Your task
Skipping all pictures, set down the lines of the listing from the first through the one with "from matplotlib.patches import".

Supplied material
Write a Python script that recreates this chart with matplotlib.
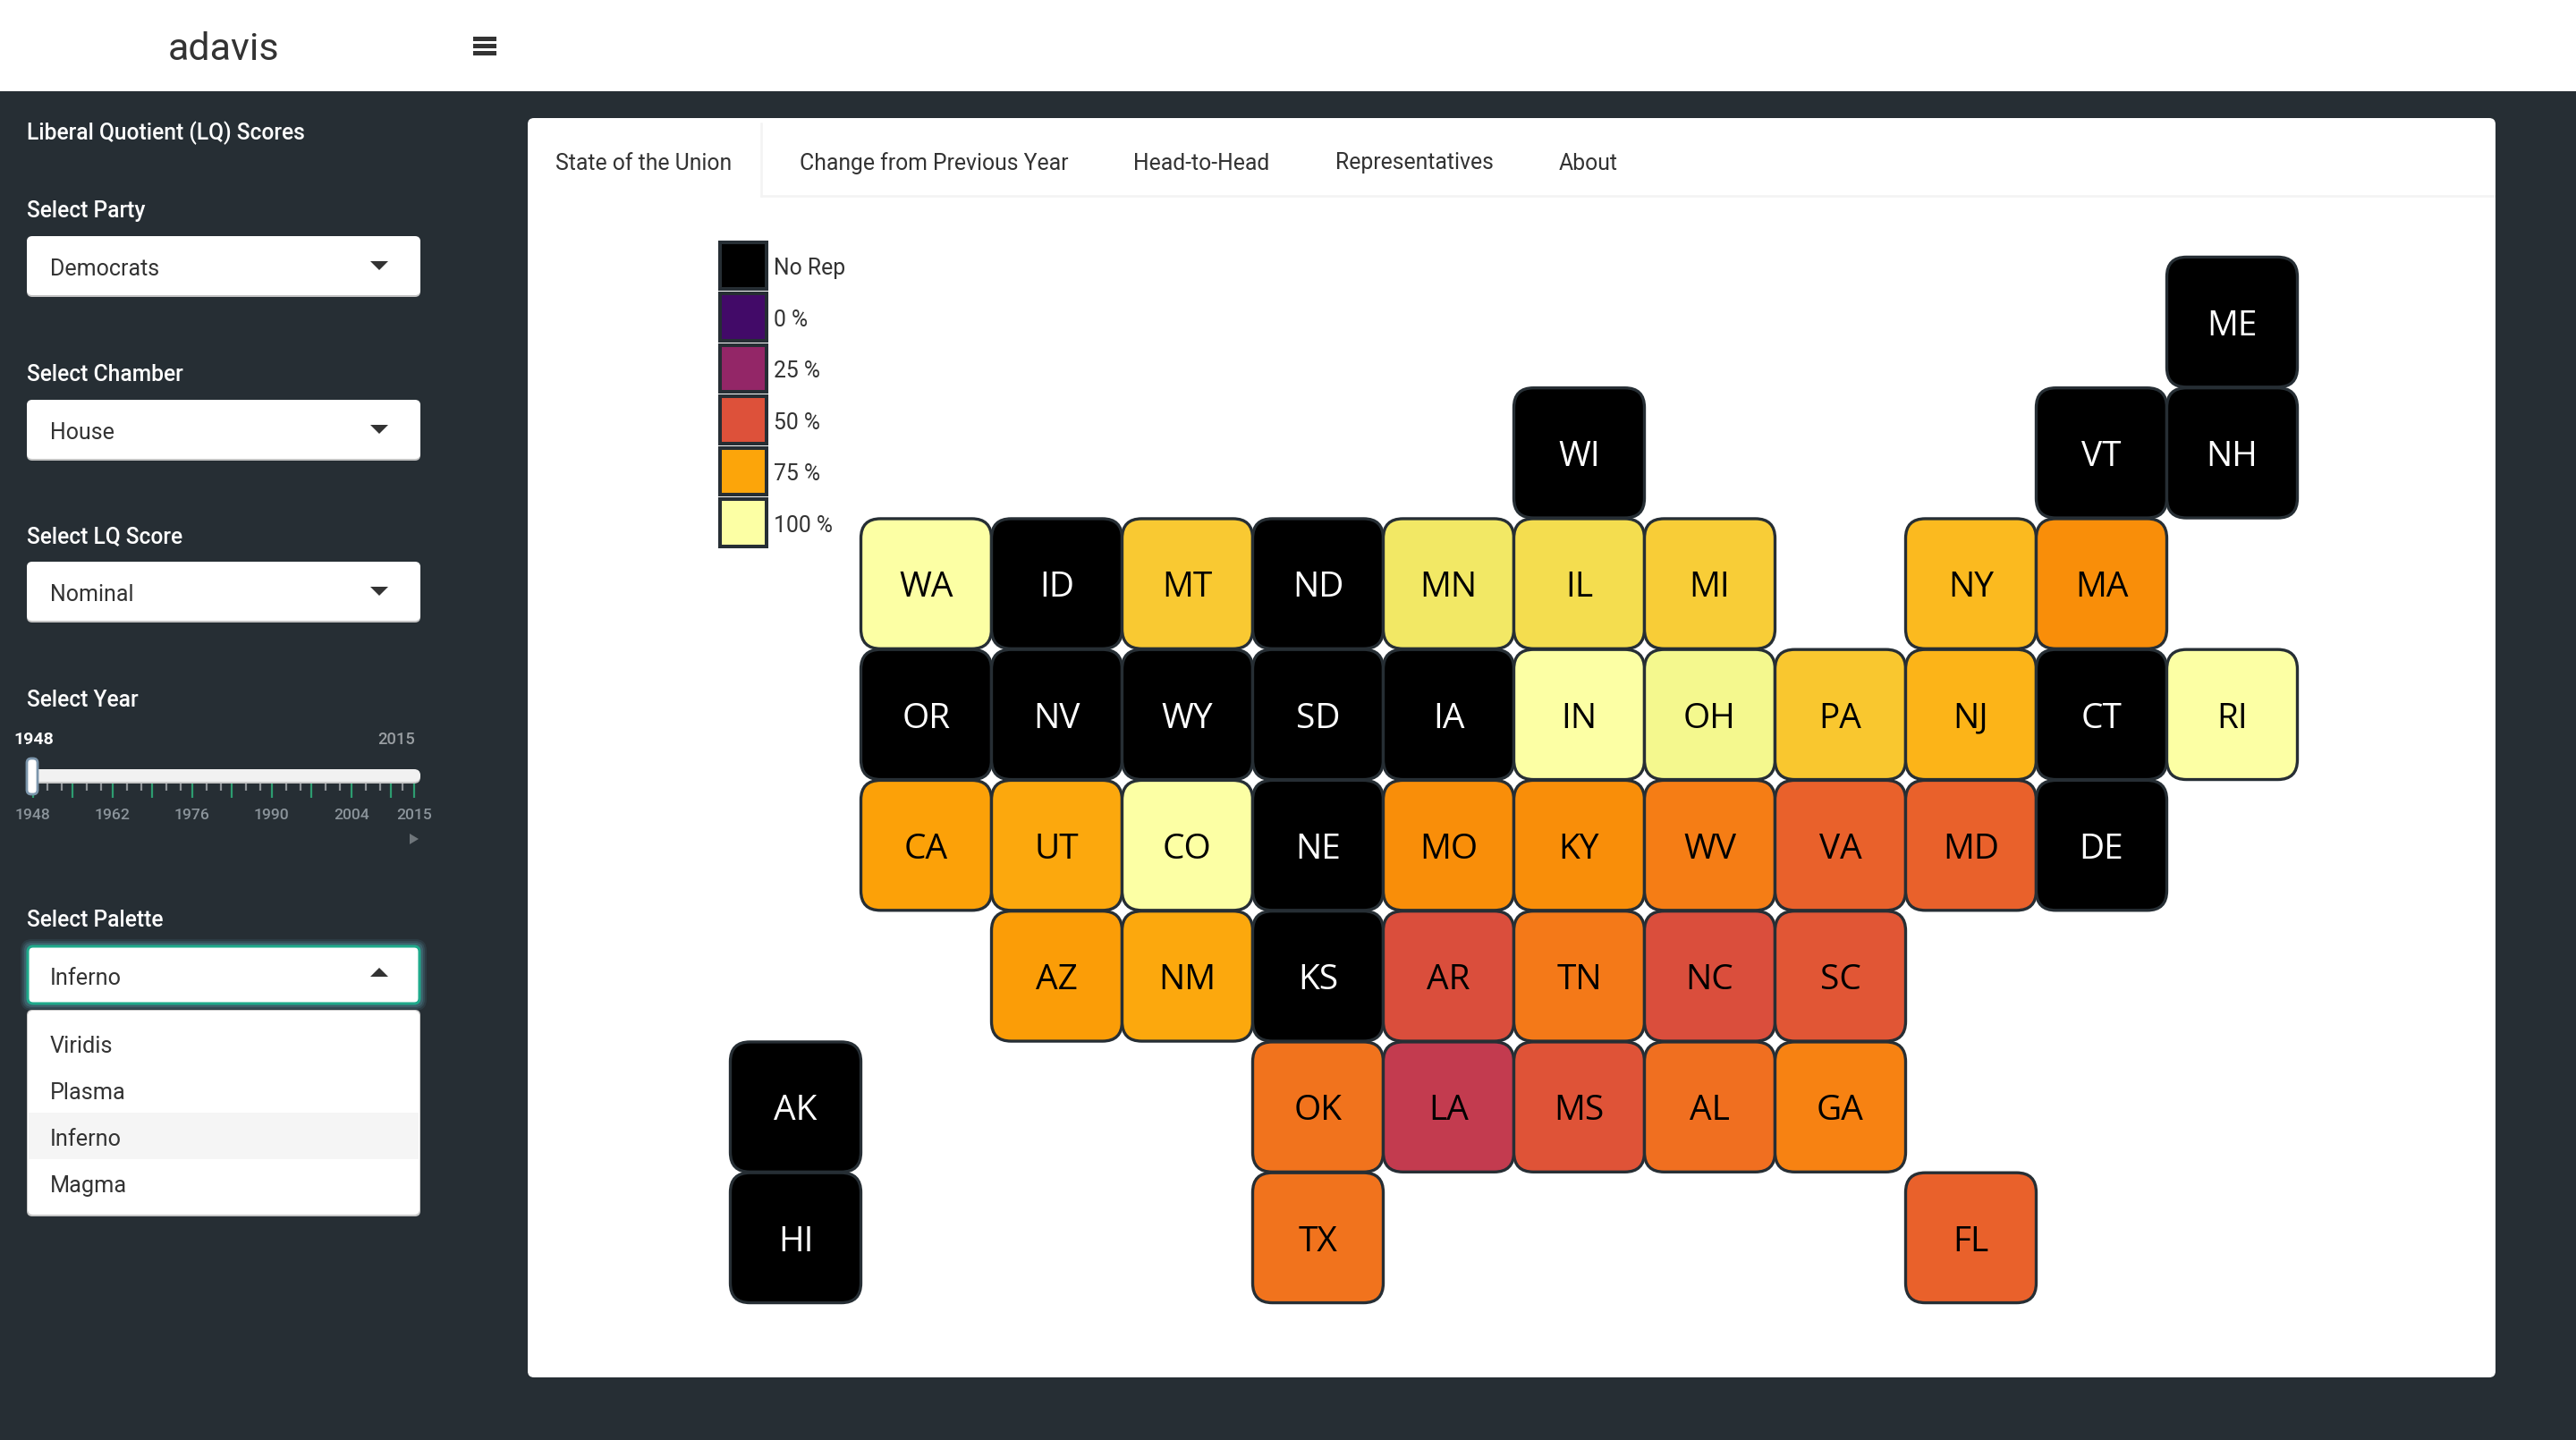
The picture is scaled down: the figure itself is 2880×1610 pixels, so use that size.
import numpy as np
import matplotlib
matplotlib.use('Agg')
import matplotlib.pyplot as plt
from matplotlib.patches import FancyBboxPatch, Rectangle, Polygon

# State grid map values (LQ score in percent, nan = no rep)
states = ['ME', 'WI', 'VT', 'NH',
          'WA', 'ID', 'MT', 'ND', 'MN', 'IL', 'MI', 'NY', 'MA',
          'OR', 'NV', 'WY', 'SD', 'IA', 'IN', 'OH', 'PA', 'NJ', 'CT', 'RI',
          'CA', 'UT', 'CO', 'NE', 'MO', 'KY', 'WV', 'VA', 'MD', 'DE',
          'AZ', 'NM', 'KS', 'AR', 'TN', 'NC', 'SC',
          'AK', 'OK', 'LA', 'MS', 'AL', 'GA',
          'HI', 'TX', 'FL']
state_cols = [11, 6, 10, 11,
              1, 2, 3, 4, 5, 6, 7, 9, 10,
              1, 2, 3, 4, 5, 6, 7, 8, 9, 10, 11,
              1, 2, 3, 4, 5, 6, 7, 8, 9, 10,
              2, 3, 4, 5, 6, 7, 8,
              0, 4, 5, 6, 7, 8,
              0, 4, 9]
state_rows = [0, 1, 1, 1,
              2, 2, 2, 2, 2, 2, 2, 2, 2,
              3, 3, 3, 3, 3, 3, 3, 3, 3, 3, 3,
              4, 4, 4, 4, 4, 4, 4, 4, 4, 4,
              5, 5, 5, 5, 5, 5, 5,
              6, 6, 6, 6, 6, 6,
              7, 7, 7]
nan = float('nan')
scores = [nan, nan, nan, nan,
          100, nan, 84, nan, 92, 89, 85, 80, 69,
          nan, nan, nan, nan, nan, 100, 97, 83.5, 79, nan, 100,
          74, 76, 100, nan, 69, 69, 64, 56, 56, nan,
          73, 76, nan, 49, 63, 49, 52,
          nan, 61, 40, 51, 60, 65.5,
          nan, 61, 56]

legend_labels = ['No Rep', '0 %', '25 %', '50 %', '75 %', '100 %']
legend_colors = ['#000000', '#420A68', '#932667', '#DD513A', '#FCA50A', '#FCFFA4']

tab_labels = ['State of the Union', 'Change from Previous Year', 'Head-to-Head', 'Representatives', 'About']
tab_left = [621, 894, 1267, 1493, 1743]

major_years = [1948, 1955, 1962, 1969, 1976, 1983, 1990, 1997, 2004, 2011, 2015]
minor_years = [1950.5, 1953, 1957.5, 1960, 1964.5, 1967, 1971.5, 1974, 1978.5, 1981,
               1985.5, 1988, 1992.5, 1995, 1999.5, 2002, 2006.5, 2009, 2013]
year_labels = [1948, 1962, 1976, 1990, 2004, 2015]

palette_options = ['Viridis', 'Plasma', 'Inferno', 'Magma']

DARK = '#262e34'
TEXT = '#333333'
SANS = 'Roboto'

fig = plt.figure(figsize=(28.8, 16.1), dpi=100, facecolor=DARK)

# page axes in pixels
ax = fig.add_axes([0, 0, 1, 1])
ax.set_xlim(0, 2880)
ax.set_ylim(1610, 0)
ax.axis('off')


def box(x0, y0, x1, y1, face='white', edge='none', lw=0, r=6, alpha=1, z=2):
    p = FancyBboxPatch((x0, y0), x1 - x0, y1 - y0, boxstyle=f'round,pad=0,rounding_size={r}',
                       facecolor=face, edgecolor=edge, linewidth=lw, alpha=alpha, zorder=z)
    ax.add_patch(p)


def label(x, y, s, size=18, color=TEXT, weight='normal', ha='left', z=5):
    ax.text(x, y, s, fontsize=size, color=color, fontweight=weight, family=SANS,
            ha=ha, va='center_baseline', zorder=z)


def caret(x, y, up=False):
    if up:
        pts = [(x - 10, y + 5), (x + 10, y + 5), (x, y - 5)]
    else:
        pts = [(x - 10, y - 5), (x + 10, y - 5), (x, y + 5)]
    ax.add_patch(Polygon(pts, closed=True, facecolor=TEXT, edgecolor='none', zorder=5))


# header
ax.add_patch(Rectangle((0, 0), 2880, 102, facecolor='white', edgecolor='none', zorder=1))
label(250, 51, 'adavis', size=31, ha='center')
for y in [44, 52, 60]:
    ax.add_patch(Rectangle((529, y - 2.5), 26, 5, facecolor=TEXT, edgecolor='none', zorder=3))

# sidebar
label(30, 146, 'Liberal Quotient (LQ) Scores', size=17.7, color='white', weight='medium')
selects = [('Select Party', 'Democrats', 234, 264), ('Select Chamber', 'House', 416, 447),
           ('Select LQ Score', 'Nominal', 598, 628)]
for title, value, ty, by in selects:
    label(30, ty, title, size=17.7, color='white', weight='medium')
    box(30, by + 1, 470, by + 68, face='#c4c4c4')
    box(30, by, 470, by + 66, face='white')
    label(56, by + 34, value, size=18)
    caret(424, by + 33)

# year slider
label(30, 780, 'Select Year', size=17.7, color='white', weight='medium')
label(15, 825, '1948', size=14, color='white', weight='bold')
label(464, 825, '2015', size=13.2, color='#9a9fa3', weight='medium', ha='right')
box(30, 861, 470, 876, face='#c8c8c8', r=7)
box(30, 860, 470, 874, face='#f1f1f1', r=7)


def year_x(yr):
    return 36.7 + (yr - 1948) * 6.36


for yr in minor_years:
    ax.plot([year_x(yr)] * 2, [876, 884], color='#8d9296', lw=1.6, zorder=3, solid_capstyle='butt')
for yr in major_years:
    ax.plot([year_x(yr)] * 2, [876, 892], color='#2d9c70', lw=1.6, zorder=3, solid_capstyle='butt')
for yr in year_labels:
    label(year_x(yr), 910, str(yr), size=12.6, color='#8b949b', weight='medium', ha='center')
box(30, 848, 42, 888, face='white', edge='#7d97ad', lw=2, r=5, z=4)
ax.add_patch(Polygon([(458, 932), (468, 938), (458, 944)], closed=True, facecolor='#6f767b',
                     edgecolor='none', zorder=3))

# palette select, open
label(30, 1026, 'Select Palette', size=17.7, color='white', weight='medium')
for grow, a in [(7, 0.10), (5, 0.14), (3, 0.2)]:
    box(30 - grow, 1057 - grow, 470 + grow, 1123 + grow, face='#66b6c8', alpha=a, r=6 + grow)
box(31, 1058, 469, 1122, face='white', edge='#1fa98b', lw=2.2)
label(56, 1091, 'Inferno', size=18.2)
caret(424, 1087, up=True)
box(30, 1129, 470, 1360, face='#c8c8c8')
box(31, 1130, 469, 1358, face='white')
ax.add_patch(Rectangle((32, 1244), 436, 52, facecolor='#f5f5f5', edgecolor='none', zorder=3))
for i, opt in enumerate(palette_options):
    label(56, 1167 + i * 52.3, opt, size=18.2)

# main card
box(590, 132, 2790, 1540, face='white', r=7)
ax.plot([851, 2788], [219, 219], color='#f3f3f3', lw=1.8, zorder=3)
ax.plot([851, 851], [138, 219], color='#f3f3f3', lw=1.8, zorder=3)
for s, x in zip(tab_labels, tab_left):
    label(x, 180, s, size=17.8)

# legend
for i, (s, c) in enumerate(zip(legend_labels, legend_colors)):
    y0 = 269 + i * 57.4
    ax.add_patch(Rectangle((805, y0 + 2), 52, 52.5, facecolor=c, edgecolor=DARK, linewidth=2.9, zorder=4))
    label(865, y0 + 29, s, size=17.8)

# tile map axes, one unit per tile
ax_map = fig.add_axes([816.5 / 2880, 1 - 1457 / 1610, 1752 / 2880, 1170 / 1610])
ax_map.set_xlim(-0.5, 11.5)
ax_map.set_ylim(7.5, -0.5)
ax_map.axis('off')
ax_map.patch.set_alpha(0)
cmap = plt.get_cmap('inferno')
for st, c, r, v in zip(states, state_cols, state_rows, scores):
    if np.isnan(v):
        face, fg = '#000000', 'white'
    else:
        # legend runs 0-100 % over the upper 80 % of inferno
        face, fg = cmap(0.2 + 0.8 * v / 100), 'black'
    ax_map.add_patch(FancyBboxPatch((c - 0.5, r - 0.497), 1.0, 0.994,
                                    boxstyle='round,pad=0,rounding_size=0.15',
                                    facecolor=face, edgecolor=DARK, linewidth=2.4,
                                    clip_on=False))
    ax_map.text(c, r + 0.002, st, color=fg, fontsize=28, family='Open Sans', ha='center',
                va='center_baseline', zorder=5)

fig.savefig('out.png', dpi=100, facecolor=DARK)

Solution
Write a Python script that recreates this chart with matplotlib.
The picture is scaled down: the figure itself is 2880×1610 pixels, so use that size.
import numpy as np
import matplotlib
matplotlib.use('Agg')
import matplotlib.pyplot as plt
from matplotlib.patches import FancyBboxPatch, Rectangle, Polygon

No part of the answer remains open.